Clay Shirky’s article “Communities, Audiences, and Scale,” introduces the complications of community interaction in the digital world. Our species’ history in the small, old-world community now must find its footing in a dimension of thousands of users in cyberspace. When does the group of like-minded community members end, and the diverse audience begin? The main takeaway from his piece is that communities “have a strong upper limit on size, while audiences can grow arbitrarily large.” Shirky argues that once an internet community grows past a certain point, it can no longer be referenced as a “community,” for its participants lack the ability to truly communicate with one another. What’s described as a “many-to-many” connection between humanity’s traditional understanding of “community” now becomes a “one-to-many” consumption of information. A larger audience reads and responds to the announcement of a singular entity (often a single website, podcast, or other social media platform). Gone are the days of people discussing ideas with other groups of people. Now, one group of people siphons all their ideas into one singular, compact message. After this message has been carefully crafted and released, the masses can do with it what they will. This change is a direct result of internet expansion “providing a single medium that could be used to address either communities or audiences.” Shirky notes that “growth in group size alone is enough to turn a community into an audience” and the results of such changes impose a new challenge on social software. It is his conviction that “social software, no matter what its design, will never be able to create a group that is both large and densely interconnected.” Well, it certainly has no chance if that is the thought process behind its engineering.
Why does all this matter in the larger conversation about online communities? Shirky extrapolates in another article, titled “Social Software and the Politics of Groups.” In this article Shirky highlights the historical transformation of social software, from “when the internet was strange and new” with users that “were mostly young, male, and technologically savvy,” to its current 2016 state of reaching far and wide demographics never before achieved (“a global metropolis, vast and heterogeneous”). These “out-groups” of new technology users (opposing the typical white, educated, male “in-group”) have only had information access for about two decades. Even so, the abundant amount of information readily available to these out-groups has been enough to set fire to the political, social, and cultural climate of the world at-large. It is this climate that, according to Shirky, requires groups to “need protection from too-rapid growth.” Noting that variety of group interaction is a variable social software developers must consider, Shirky focuses more on forum’s “lack [of] any mechanism for ejecting a controlling hostile user.” He goes on to mention how many websites and forums “have broken down under the weight of user[s] hostile to the conversation.” Without any proper regulation, online forums of audiences attempting to retain a community component will inevitably crumble under the disabling and disempowering presence of the “trolls” of the forums. A hole in Shirky’s argument is seen with his decision to not include proper definition or articulation of what would deem a user to be labeled as “hostile” in the first place.
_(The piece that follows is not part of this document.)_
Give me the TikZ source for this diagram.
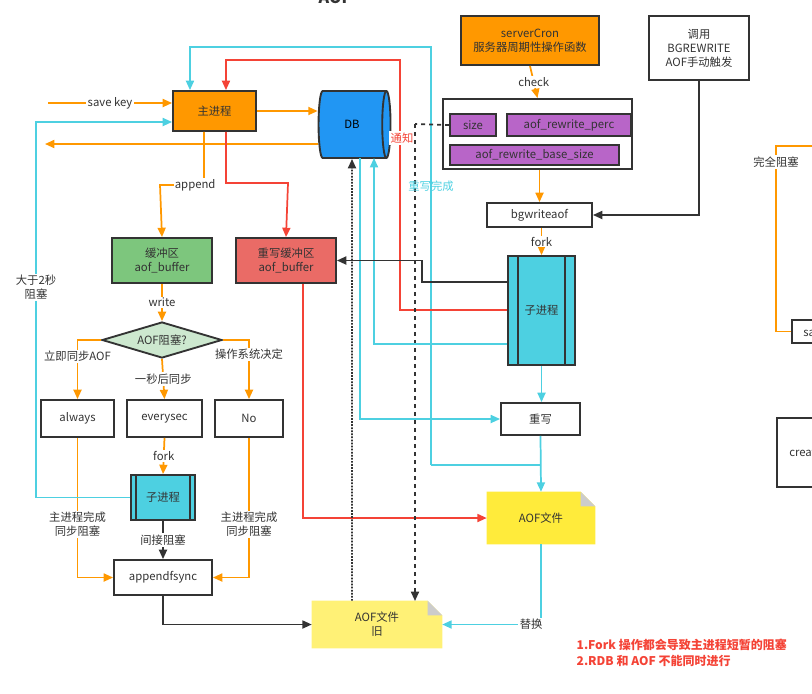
\documentclass[tikz,border=0pt]{standalone}
\usepackage{fontspec}
\setmainfont{Noto Sans CJK SC}
\usetikzlibrary{arrows.meta,shapes.geometric}
\definecolor{cor}{HTML}{FF9800}
\definecolor{ccy}{HTML}{4DD0E1}
\definecolor{crd}{HTML}{F44336}
\definecolor{cdk}{HTML}{333333}
\definecolor{cdb}{HTML}{2196F3}
\definecolor{cgr}{HTML}{7DC67D}
\definecolor{cpk}{HTML}{EA6B66}
\definecolor{cdi}{HTML}{CDE8CF}
\definecolor{cpu}{HTML}{B865C8}
\definecolor{cy1}{HTML}{FFEB3B}
\definecolor{cy2}{HTML}{FFF176}
\begin{document}
\begin{tikzpicture}[x=0.75pt,y=-0.75pt,font=\fontsize{8.5}{10.5}\selectfont,
 box/.style={draw=cdk,line width=1.4pt,align=center,inner sep=1pt,text=cdk},
 ar/.style={line width=1.3pt,-{Triangle[length=7pt,width=6pt]}},
 ln/.style={line width=1.3pt},
 lb/.style={fill=white,inner sep=1pt,text=cdk},
 sub/.style={box,fill=ccy}]
\useasboundingbox (0,0) rectangle (812,693);
\node[font=\bfseries\large,text=cdk] (title) at (335,-2) {AOF};
% nodes
\node[box,fill=cor,minimum width=62.25pt,minimum height=30pt] (main) at (214.5,111) {主进程};
\node[draw=cdk,line width=1.4pt,fill=cdb,shape=cylinder,aspect=1,minimum width=50.25pt,minimum height=54pt,inner sep=0pt] (db) at (352,124.5) {DB};
\node[box,fill=cgr,minimum width=75pt,minimum height=33.75pt] (buf) at (162,260.5) {缓冲区\\aof\_buffer};
\node[box,fill=cpk,minimum width=75pt,minimum height=33.75pt] (rbuf) at (286,260.5) {重写缓冲区\\aof\_buffer};
\node[draw=cdk,line width=1.4pt,fill=cdi,shape=diamond,aspect=3.3,minimum width=90pt,minimum height=27pt,inner sep=0pt,text=cdk] (dia) at (162,340) {AOF阻塞?};
\node[box,minimum width=54.75pt,minimum height=27.75pt] (always) at (77.5,418.5) {always};
\node[box,minimum width=56.25pt,minimum height=27.75pt] (every) at (164.5,418.5) {everysec};
\node[box,minimum width=51pt,minimum height=27.75pt] (no) at (249,418.5) {No};
\node[sub,minimum width=48pt,minimum height=33.75pt] (sub1) at (163,497.5) {子进程};
\draw[cdk,line width=1.4pt] ([xshift=4.5pt]sub1.north west)--([xshift=4.5pt]sub1.south west) ([xshift=-4.5pt]sub1.north east)--([xshift=-4.5pt]sub1.south east);
\node[box,minimum width=73.5pt,minimum height=26.25pt] (afs) at (163,577.5) {appendfsync};
\node[minimum width=97.5pt,minimum height=35.25pt,align=center,inner sep=0pt] (old) at (377,624.5) {};
\fill[cy2] (old.north west)--([xshift=-11pt]old.north east)--([yshift=-11pt]old.north east)--(old.south east)--(old.south west)--cycle;
\fill[gray!40] ([xshift=-11pt]old.north east)--([yshift=-11pt]old.north east)--([xshift=-11pt,yshift=-11pt]old.north east)--cycle;
\node[text=cdk,align=center] at (old) {AOF文件\\旧};
\node[box,fill=cor,minimum width=103.5pt,minimum height=36.75pt] (cron) at (530,40.5) {serverCron\\服务器周期性操作函数};
\node[box,minimum width=141.75pt,minimum height=52.5pt] (cont) at (537.5,134) {};
\node[box,fill=cpu,minimum width=34.5pt,minimum height=16.5pt] (size) at (473,125) {size};
\node[box,fill=cpu,minimum width=93pt,minimum height=16.5pt] (perc) at (569,125) {aof\_rewrite\_perc};
\node[box,fill=cpu,minimum width=126.75pt,minimum height=15pt] (base) at (534.5,155) {aof\_rewrite\_base\_size};
\node[box,minimum width=78.75pt,minimum height=18pt] (bgw) at (539.5,215) {bgwriteaof};
\node[box,minimum width=75pt,minimum height=48pt] (call) at (699,48) {调用\\BGREWRITE\\AOF手动触发};
\node[sub,minimum width=50.25pt,minimum height=81.75pt] (sub2) at (541.5,310.5) {子进程};
\draw[cdk,line width=1.4pt] ([xshift=8pt]sub2.north west)--([xshift=8pt]sub2.south west) ([xshift=-8pt]sub2.north east)--([xshift=-8pt]sub2.south east);
\node[box,minimum width=59.25pt,minimum height=24pt] (rw) at (540.5,419) {重写};
\node[minimum width=81pt,minimum height=39pt,inner sep=0pt] (aof) at (541,518) {};
\fill[cy1] (aof.north west)--([xshift=-11pt]aof.north east)--([yshift=-11pt]aof.north east)--(aof.south east)--(aof.south west)--cycle;
\fill[gray!40] ([xshift=-11pt]aof.north east)--([yshift=-11pt]aof.north east)--([xshift=-11pt,yshift=-11pt]aof.north east)--cycle;
\node[text=cdk] at (aof) {AOF文件};
% right cut-off parts
\node[box,minimum width=30pt,minimum height=17pt,anchor=west] (sv) at (791,331.5) {};
\node[anchor=west,text=cdk,inner sep=0pt] at (803,333) {save};
\node[box,minimum width=60pt,minimum height=52pt,anchor=west] (crea) at (776,452.5) {};
\node[anchor=west,text=cdk,inner sep=0pt] at (789,453) {create};
\draw[cor,ln] (812,146) -- (776,146) -- (776,331.5) -- (sv.west);
\node[lb] at (776,162) {完全阻塞};
% connectors
\coordinate (sk) at (48,103);
\draw[cor,ar] (sk) -- node[lb]{save key} (sk -| main.west);
\draw[cor,ar] (main.east |- 0,111) -- (db.west |- 0,111);
\coordinate (lft) at (45,144);
\draw[cor,ar] (db.west |- lft) -- (lft);
\draw[cor,ar] ([xshift=-7.9pt]main.south) |- (160,185) node[lb,pos=0.6]{append} -- (buf.north);
\draw[crd,ar] ([xshift=8.6pt]main.south) |- (288,183) -- (rbuf.north);
\draw[cor,ar] (buf.south) -- node[lb]{write} (dia.north);
\draw[cor,ar] (dia.west) -| node[lb,pos=0.64]{立即同步AOF} (always.north);
\draw[cor,ar] (dia.south) -- node[lb]{一秒后同步} (every.north);
\draw[cor,ar] (dia.east) -| node[lb,pos=0.62]{操作系统决定} (no.north);
\draw[cor,ar] (every.south) -- node[lb]{fork} (sub1.north);
\draw[cor,ar] (always.south) |- node[lb,pos=0.31,align=center]{主进程完成\\同步阻塞} (afs.west);
\draw[cor,ar] (no.south) |- node[lb,pos=0.31,align=center]{主进程完成\\同步阻塞} (afs.east);
\draw[cdk,ar] (sub1.south) -- node[lb]{间接阻塞} (afs.north);
\draw[cdk,ar] (afs.south) |- (old.west);
\draw[ccy,ar] (sub1.west) -| (36,122) node[lb,pos=0.78,align=center]{大于2秒\\阻塞} -- (main.west |- 0,122);
\draw[ccy,ar] (431,465) -- (431,47) -| ([xshift=-18.4pt]main.north);
\draw[ccy,ln] (431,465) -- (541,465);
\draw[crd,ar] (sub2.west |- 0,310) -- (400,310) -- (400,60) -| ([xshift=8.6pt]main.north);
\node[text=crd,inner sep=1pt,fill=white] at (402,138) {通知};
\draw[crd,ar] ([xshift=13pt]rbuf.south) |- (aof.west);
\draw[cdk,densely dotted,ar] ([xshift=-18.75pt]old.north) -- (db.south);
\draw[cdk,dashed,ln] (size.west) -- (415,124);
\draw[cdk,dashed,ar] (415,124) -- (415,601);
\draw[ccy,ar] (sub2.west |- 0,344) -| (374,158);
\draw[ccy,ar] (360,158) |- (rw.west);
\node[text=ccy] at (431,186) {重写完成};
\draw[cor,ar] (cron.south) -- node[lb]{check} (cont.north);
\draw[cor,ar] (cont.south -| bgw.north) -- (bgw.north);
\draw[cdk,ar] (call.south) |- (bgw.east);
\draw[cor,ar] (bgw.south -| sub2.north) -- node[lb]{fork} (sub2.north);
\draw[cdk,ar] (sub2.west |- 0,282) -- (422,282) |- (rbuf.east);
\draw[ccy,ar] (sub2.south) -- (rw.north -| sub2.south);
\draw[ccy,ar] (rw.south) -- (aof.north);
\draw[ccy,ar] (aof.south) |- node[lb,pos=0.55]{替换} (old.east);
\node[text=crd,font=\fontsize{9}{12}\selectfont\bfseries,align=left,anchor=north west] (note) at (572,634) {1.Fork 操作都会导致主进程短暂的阻塞\\2.RDB 和 AOF 不能同时进行};
\end{tikzpicture}
\end{document}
Shirky could have imposed more information about groupthink and other social factors when making his argument. He mentioned “the degree to which participants feel themselves to be members of a group with formal goals” contributes to the overall success of the social software, but he fails to address a solution. His article focuses on the questions, the problems now faced by social software designers who attempt to create new and functional systems of user-interaction with high efficacy ratings. It is the rapid growth of the number of users that demands “designers of social software” to “have more in common with economists or political scientists.” The one, almost-solution Shirky presents for developers is the importance of individual user-feedback (which is more easily acquired than group-feedback of this magnitude). “The individual’s reaction to the software is the critical factor.” While Shirky makes no attempt to provide a potential platform for such feedback loops to be seen and recognized by software designers, he does make clear his position of curiosity. Shirky leaves us with this question: “Can we do anything to improve the online environment for brainstorming?” This question falls into the hands of Shirky’s own audience of readers. Perhaps he, himself, should create a forum of sorts to construct a feedback-related answer.